While taking these photographs throughout my journey, my doubts about fitting in as an American faded. As the days passed, I felt a deeper sense of belonging growing within me. I was in a land where if you are not a Native American you are an immigrant. I related to a place where most of its people came from somewhere else looking for a better life. And it was this multicultural heritage that I could connect and identify with. Despite the problematic policies and actions of a system built upon capitalism, I wanted to be a part of the shared strength and resilience that I saw in the people I met. To me, they represented the collective idea of the American identity and it was that realization that encouraged me to officially become a citizen. 

 During the Trump era, which effectively began with the “Muslim Ban,” I felt the American ideals that I had so carefully considered and cherished had been betrayed by my government. For the first time in my experience, people became noticeably divided along political and racial lines. In an effort to better understand how we Americans could be so similar, yet so different, I decided to continue photographing through the country to meet more people.

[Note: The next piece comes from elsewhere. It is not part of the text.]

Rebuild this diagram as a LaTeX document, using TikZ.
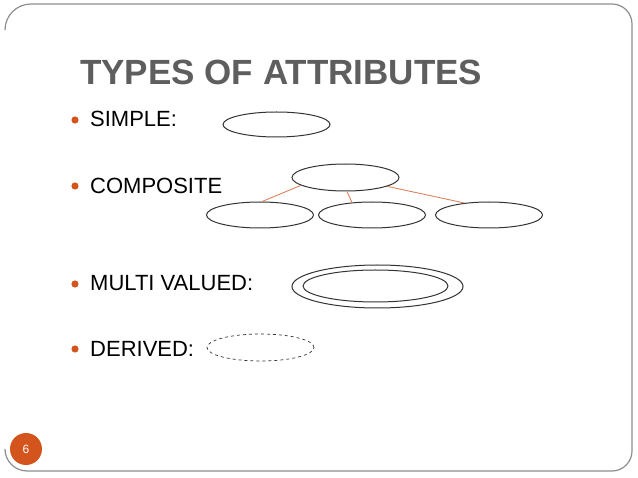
\documentclass[tikz,border=0pt]{standalone}
\usepackage{fontspec}
\setmainfont{Liberation Sans}
\usetikzlibrary{shapes.geometric}
\definecolor{framegray}{HTML}{8E8E8E}
\definecolor{titlegray}{HTML}{5E5E5E}
\definecolor{dotorange}{HTML}{D4541E}
\definecolor{linkorange}{HTML}{D9845E}
\begin{document}
\begin{tikzpicture}[x=1pt, y=-1pt,
		attr/.style={ellipse, draw=black!80, line width=1pt, inner sep=0pt, minimum width=107pt, minimum height=26pt},
		item/.style={anchor=base west, font=\fontsize{22}{26}\selectfont, inner sep=0pt},
		link/.style={linkorange, line width=0.9pt}]
			\useasboundingbox (0, 0) rectangle (638, 478);

			% slide frame
			\draw[framegray, line width=1.2pt]	(5, 30) arc[start angle=180, end angle=270, radius=26] (31, 4)
											-- (612, 4) arc[start angle=-90, end angle=0, radius=20] (632, 24)
											-- (632, 451) arc[start angle=0, end angle=90, radius=20] (612, 471)
											-- (27, 471) arc[start angle=90, end angle=180, radius=22] (5, 449)
											-- cycle;

			\node[anchor=base west, inner sep=0pt, text=titlegray, font=\fontsize{35}{40}\selectfont\bfseries] (title) at (80, 85) {TYPES OF ATTRIBUTES};

			% bullets
			\foreach \y in {120, 186, 284, 349}
				\fill[dotorange] (75, \y) circle (3.6);

			\node[item] (simplelbl) at (90, 127) {SIMPLE:};
			\node[item] (complbl) at (90, 194) {COMPOSITE};
			\node[item] (multilbl) at (90, 291) {MULTI VALUED:};
			\node[item] (derivedlbl) at (90, 357) {DERIVED:};

			% simple
			\node[attr, minimum height=25pt] (simple) at (276.5, 124.5) {};

			% composite
			\node[attr, minimum height=27pt] (comp) at (345.5, 177.5) {};
			\node[attr] (compa) at (260, 215) {};
			\node[attr] (compb) at (372, 215) {};
			\node[attr] (compc) at (489, 215) {};
			\draw[link]	(comp.190) -- (compa.81);
			\draw[link]	(comp.276) -- (compb.148);
			\draw[link]	(comp.-12) -- (compc.154);

			% multi valued
			\node[attr, minimum width=171pt, minimum height=43pt] (multi) at (377.5, 286.5) {};
			\node[attr, minimum width=145pt, minimum height=32pt] (multiin) at (375.5, 286) {};

			% derived
			\node[attr, dashed, line width=0.7pt, minimum height=27pt] (derived) at (260.5, 347.5) {};

			% page number
			\node[circle, fill=dotorange, minimum size=32pt, inner sep=0pt, text=white, font=\fontsize{12}{14}\selectfont] (pagenum) at (26, 449) {6};
		\end{tikzpicture}
\end{document}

The anonymous subjects of We the People are presented in a box as a collection of 65 loose prints and unattributed quotes. We the People is an act of resistance and a celebration of diversity: a conceptual photography book presenting a catalog of Americans from all walks of life. The project tries to understand them and to see them as one by bringing them together despite their differences. Instead of separating them, labeling them and singling out individuals, which would stress social division further, my aim is for the viewer to get a sense of a complex community layered with so many contradictions.
To discourage the involuntary attribution of particular attitudes to particular names or quotes, the people in the portraits are unnamed and unallocated. 

I invite the viewer to organize and sequence their own vision of a complex community filled with diversity.